Food in Sichuan is one of its kind. Famed for spicy food, I had my fair chance to tease my tongue. The kick of authentic Sichuan food is contributed by the Sichuan pepper. The pepper, still attached to the stem is added not only for the spiciness but also the numbing sensation. Of course I had to try the Ma Po taufu which originates from Sichuan. The Sichuan hotpot is a must when in Chengdu. The favourite meal comes in herbal or spicy soup with lots of meat and veggies to be cooked in the soup. Dinner over the steamy pot certainly compliments a merry environment with family and friends. In Pandaland, fresh fruit stalls selling local fruits like peaches, lychees and fresh figs were really tantalizing as it is a rare sight back in Malaysia. Chinese pastry shops also caught my attention. I caught whiffs of the aromatic biscuits and could not resist from getting a few home. 

MaPo Taufu
Sichuan food is spicy
Try the Sichuan hotpot
Jiu Jai Gou and Tibet

Destiny has not brought me to Jiu Jai Gou yet. This superb wonder land is said to be magical beyond words. Chengdu is so far the only hub for people to reach there. Chengdu is also a famous interchange for travelers to Tibet.  I will return for my magical moment in Jiu Jai Gou.

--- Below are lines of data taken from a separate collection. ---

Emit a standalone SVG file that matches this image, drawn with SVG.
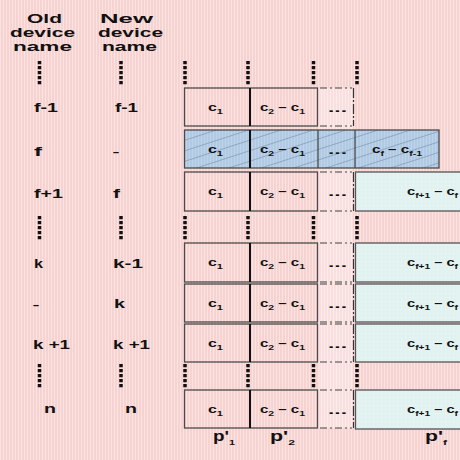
<svg xmlns="http://www.w3.org/2000/svg" width="460" height="460" viewBox="0 0 460 460">
<defs>
<pattern id="bg" width="3" height="10" patternUnits="userSpaceOnUse"><rect width="3" height="10" fill="#f6d2d0"/><rect width="1" height="10" fill="#fbe3e1"/></pattern>
<pattern id="blue" width="3" height="10" patternUnits="userSpaceOnUse"><rect width="3" height="10" fill="#b1cae3"/><rect width="1" height="10" fill="#bfd4ea"/></pattern>
<pattern id="hatch" width="30" height="10" patternUnits="userSpaceOnUse" patternTransform="rotate(-18)"><line x1="0" y1="0.5" x2="30" y2="0.5" stroke="#8296b2" stroke-width="0.7"/></pattern>
<pattern id="cyan" width="4" height="4" patternUnits="userSpaceOnUse"><rect width="4" height="4" fill="#e1f2f0"/><rect x="1" y="1" width="1" height="1" fill="#eef8f7"/></pattern>
<style>
.t{font-family:"Liberation Sans",Arial,sans-serif;font-weight:bold;fill:#111}
.h{font-size:12px}
.l{font-size:13px}
.c{font-size:11.5px}
.s{font-size:8px}
.p{font-size:14px}
.box{fill:none;stroke:#4a4a4a;stroke-width:1.3}
.cy{fill:url(#cyan);stroke:#555;stroke-width:1.3}
.div{stroke:#111;stroke-width:2}
.dd{stroke:#444;stroke-width:1.2;stroke-dasharray:7 3 2 3;fill:none}
.dr{stroke:#333;stroke-width:1.2;stroke-dasharray:10 2 2 2;fill:none}
.vd{stroke:#111;stroke-width:3.5;stroke-dasharray:3.3 1.7;fill:none}
</style>
</defs>
<rect width="460" height="460" fill="url(#bg)"/>
<rect x="319" y="88" width="34" height="340" fill="#fff" opacity="0.3"/>

<g id="headers">
<text class="t h" x="27" y="23" textLength="35" lengthAdjust="spacingAndGlyphs">Old</text>
<text class="t h" x="10" y="37" textLength="65" lengthAdjust="spacingAndGlyphs">device</text>
<text class="t h" x="13" y="50.5" textLength="59" lengthAdjust="spacingAndGlyphs">name</text>
<text class="t h" x="100" y="23" textLength="53" lengthAdjust="spacingAndGlyphs">New</text>
<text class="t h" x="98" y="37" textLength="65" lengthAdjust="spacingAndGlyphs">device</text>
<text class="t h" x="102" y="50.5" textLength="55" lengthAdjust="spacingAndGlyphs">name</text>
</g>

<g id="ellipses">
<path class="vd" d="M39.5 61V85M121 61V85M39.5 216V240M121 216V240M39.5 364V388M121 364V388"/>
<path class="vd" d="M185 61V85M248 61V85M313.5 61V85M357 61V85M185 216V240M248 216V240M313.5 216V240M357 216V240M185 364V388M248 364V388M313.5 364V388M357 364V388"/>
</g>

<g id="row-f-1">
<text class="t l" x="34" y="112" textLength="24" lengthAdjust="spacingAndGlyphs">f-1</text>
<text class="t l" x="115" y="112" textLength="23" lengthAdjust="spacingAndGlyphs">f-1</text>
<rect class="box" x="184.5" y="88" width="133" height="38"/>
<line class="div" x1="250" y1="88" x2="250" y2="126"/>
<path class="dd" d="M320 88H352M320 126H352"/>
<line class="dr" x1="353.5" y1="88" x2="353.5" y2="126"/>
<text class="t c" x="208" y="111" textLength="15" lengthAdjust="spacingAndGlyphs">c<tspan class="s" dy="3">1</tspan></text>
<text class="t c" x="260" y="111" textLength="45" lengthAdjust="spacingAndGlyphs">c<tspan class="s" dy="3">2</tspan><tspan dy="-3"> – c</tspan><tspan class="s" dy="3">1</tspan></text>
<text class="t c" x="328" y="112" textLength="19" lengthAdjust="spacingAndGlyphs">...</text>
</g>

<g id="row-f">
<text class="t l" x="34" y="156" textLength="8" lengthAdjust="spacingAndGlyphs">f</text>
<text class="t l" x="113" y="156" textLength="6" lengthAdjust="spacingAndGlyphs">–</text>
<rect x="184.5" y="130" width="254.5" height="38" fill="url(#blue)"/>
<rect x="184.5" y="130" width="254.5" height="38" fill="url(#hatch)"/>
<rect class="box" x="184.5" y="130" width="254.5" height="38"/>
<line class="div" x1="250" y1="130" x2="250" y2="168"/>
<line class="box" x1="318" y1="130" x2="318" y2="168"/>
<line class="box" x1="355" y1="130" x2="355" y2="168"/>
<text class="t c" x="208" y="153" textLength="15" lengthAdjust="spacingAndGlyphs">c<tspan class="s" dy="3">1</tspan></text>
<text class="t c" x="260" y="153" textLength="45" lengthAdjust="spacingAndGlyphs">c<tspan class="s" dy="3">2</tspan><tspan dy="-3"> – c</tspan><tspan class="s" dy="3">1</tspan></text>
<text class="t c" x="328" y="154" textLength="19" lengthAdjust="spacingAndGlyphs">...</text>
<text class="t c" x="372" y="153" textLength="50" lengthAdjust="spacingAndGlyphs">c<tspan class="s" dy="3">f</tspan><tspan dy="-3"> – c</tspan><tspan class="s" dy="3">f-1</tspan></text>
</g>

<g id="row-f+1">
<text class="t l" x="34" y="198" textLength="29" lengthAdjust="spacingAndGlyphs">f+1</text>
<text class="t l" x="113" y="198" textLength="7" lengthAdjust="spacingAndGlyphs">f</text>
<rect class="box" x="184.5" y="172" width="133" height="39"/>
<line class="div" x1="250" y1="172" x2="250" y2="211"/>
<path class="dd" d="M320 172H352M320 211H352"/>
<line class="dr" x1="353.5" y1="172" x2="353.5" y2="211"/>
<rect class="cy" x="355.5" y="172" width="120" height="39"/>
<text class="t c" x="208" y="195" textLength="15" lengthAdjust="spacingAndGlyphs">c<tspan class="s" dy="3">1</tspan></text>
<text class="t c" x="260" y="195" textLength="45" lengthAdjust="spacingAndGlyphs">c<tspan class="s" dy="3">2</tspan><tspan dy="-3"> – c</tspan><tspan class="s" dy="3">1</tspan></text>
<text class="t c" x="328" y="196" textLength="19" lengthAdjust="spacingAndGlyphs">...</text>
<text class="t c" x="407" y="195" textLength="51" lengthAdjust="spacingAndGlyphs">c<tspan class="s" dy="3">f+1</tspan><tspan dy="-3"> – c</tspan><tspan class="s" dy="3">f</tspan></text>
</g>

<g id="row-k">
<text class="t l" x="34" y="268" textLength="9" lengthAdjust="spacingAndGlyphs">k</text>
<text class="t l" x="113" y="268" textLength="30" lengthAdjust="spacingAndGlyphs">k-1</text>
<rect class="box" x="184.5" y="243" width="133" height="39"/>
<line class="div" x1="250" y1="243" x2="250" y2="282"/>
<path class="dd" d="M320 243H352M320 282H352"/>
<line class="dr" x1="353.5" y1="243" x2="353.5" y2="282"/>
<rect class="cy" x="355.5" y="243" width="120" height="39"/>
<text class="t c" x="208" y="266" textLength="15" lengthAdjust="spacingAndGlyphs">c<tspan class="s" dy="3">1</tspan></text>
<text class="t c" x="260" y="266" textLength="45" lengthAdjust="spacingAndGlyphs">c<tspan class="s" dy="3">2</tspan><tspan dy="-3"> – c</tspan><tspan class="s" dy="3">1</tspan></text>
<text class="t c" x="328" y="267" textLength="19" lengthAdjust="spacingAndGlyphs">...</text>
<text class="t c" x="407" y="266" textLength="51" lengthAdjust="spacingAndGlyphs">c<tspan class="s" dy="3">f+1</tspan><tspan dy="-3"> – c</tspan><tspan class="s" dy="3">f</tspan></text>
</g>

<g id="row-new-k">
<text class="t l" x="33" y="309" textLength="6" lengthAdjust="spacingAndGlyphs">–</text>
<text class="t l" x="114" y="308" textLength="11" lengthAdjust="spacingAndGlyphs">k</text>
<rect class="box" x="184.5" y="284" width="133" height="38"/>
<line class="div" x1="250" y1="284" x2="250" y2="322"/>
<path class="dd" d="M320 284H352M320 322H352"/>
<line class="dr" x1="353.5" y1="284" x2="353.5" y2="322"/>
<rect class="cy" x="355.5" y="284" width="120" height="38"/>
<text class="t c" x="208" y="307" textLength="15" lengthAdjust="spacingAndGlyphs">c<tspan class="s" dy="3">1</tspan></text>
<text class="t c" x="260" y="307" textLength="45" lengthAdjust="spacingAndGlyphs">c<tspan class="s" dy="3">2</tspan><tspan dy="-3"> – c</tspan><tspan class="s" dy="3">1</tspan></text>
<text class="t c" x="328" y="308" textLength="19" lengthAdjust="spacingAndGlyphs">...</text>
<text class="t c" x="407" y="307" textLength="51" lengthAdjust="spacingAndGlyphs">c<tspan class="s" dy="3">f+1</tspan><tspan dy="-3"> – c</tspan><tspan class="s" dy="3">f</tspan></text>
</g>

<g id="row-k+1">
<text class="t l" x="33" y="349" textLength="37" lengthAdjust="spacingAndGlyphs">k +1</text>
<text class="t l" x="113" y="349" textLength="37" lengthAdjust="spacingAndGlyphs">k +1</text>
<rect class="box" x="184.5" y="324" width="133" height="38"/>
<line class="div" x1="250" y1="324" x2="250" y2="362"/>
<path class="dd" d="M320 324H352M320 362H352"/>
<line class="dr" x1="353.5" y1="324" x2="353.5" y2="362"/>
<rect class="cy" x="355.5" y="324" width="120" height="38"/>
<text class="t c" x="208" y="347" textLength="15" lengthAdjust="spacingAndGlyphs">c<tspan class="s" dy="3">1</tspan></text>
<text class="t c" x="260" y="347" textLength="45" lengthAdjust="spacingAndGlyphs">c<tspan class="s" dy="3">2</tspan><tspan dy="-3"> – c</tspan><tspan class="s" dy="3">1</tspan></text>
<text class="t c" x="328" y="348" textLength="19" lengthAdjust="spacingAndGlyphs">...</text>
<text class="t c" x="407" y="347" textLength="51" lengthAdjust="spacingAndGlyphs">c<tspan class="s" dy="3">f+1</tspan><tspan dy="-3"> – c</tspan><tspan class="s" dy="3">f</tspan></text>
</g>

<g id="row-n">
<text class="t l" x="44" y="413" textLength="12" lengthAdjust="spacingAndGlyphs">n</text>
<text class="t l" x="125" y="413" textLength="12" lengthAdjust="spacingAndGlyphs">n</text>
<rect class="box" x="184.5" y="390" width="133" height="38"/>
<line class="div" x1="250" y1="390" x2="250" y2="428"/>
<path class="dd" d="M320 390H352M320 428H352"/>
<line class="dr" x1="353.5" y1="390" x2="353.5" y2="428"/>
<rect class="cy" x="355.5" y="390" width="120" height="39"/>
<text class="t c" x="208" y="413" textLength="15" lengthAdjust="spacingAndGlyphs">c<tspan class="s" dy="3">1</tspan></text>
<text class="t c" x="260" y="413" textLength="45" lengthAdjust="spacingAndGlyphs">c<tspan class="s" dy="3">2</tspan><tspan dy="-3"> – c</tspan><tspan class="s" dy="3">1</tspan></text>
<text class="t c" x="328" y="414" textLength="19" lengthAdjust="spacingAndGlyphs">...</text>
<text class="t c" x="407" y="413" textLength="51" lengthAdjust="spacingAndGlyphs">c<tspan class="s" dy="3">f+1</tspan><tspan dy="-3"> – c</tspan><tspan class="s" dy="3">f</tspan></text>
</g>

<g id="partition-labels">
<text class="t p" x="213" y="441" textLength="22" lengthAdjust="spacingAndGlyphs">p'<tspan class="s" dy="4">1</tspan></text>
<text class="t p" x="270" y="441" textLength="25" lengthAdjust="spacingAndGlyphs">p'<tspan class="s" dy="4">2</tspan></text>
<text class="t p" x="425" y="441" textLength="22" lengthAdjust="spacingAndGlyphs">p'<tspan class="s" dy="4">f</tspan></text>
</g>
</svg>
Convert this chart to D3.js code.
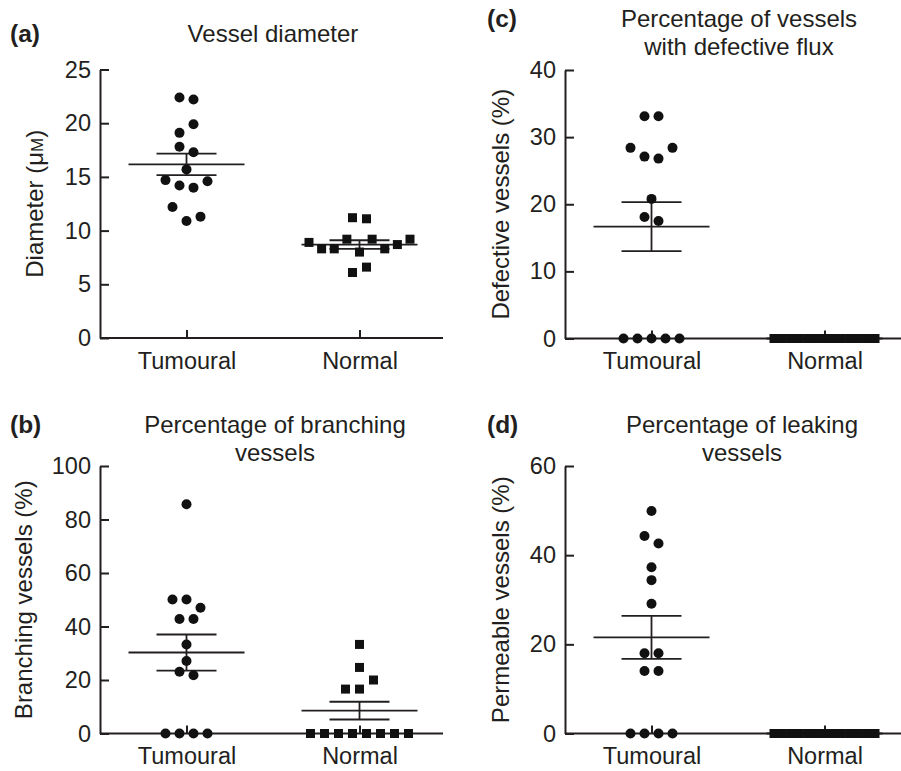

Jiu Jai Gou- My magical dream
All good things have to come to an end. My summer trip left me mesmerized and ready to take on the daily challenge when I am home. It was a very insightful visit with cultures experienced and scenery savoured. I left Chengdu with a heavy heart. However, my Quiet Zone was waiting ahead. An early snack and peaceful slumber all the way back to my home sweet home safely- a great way to wrap up my wonderful summer holiday.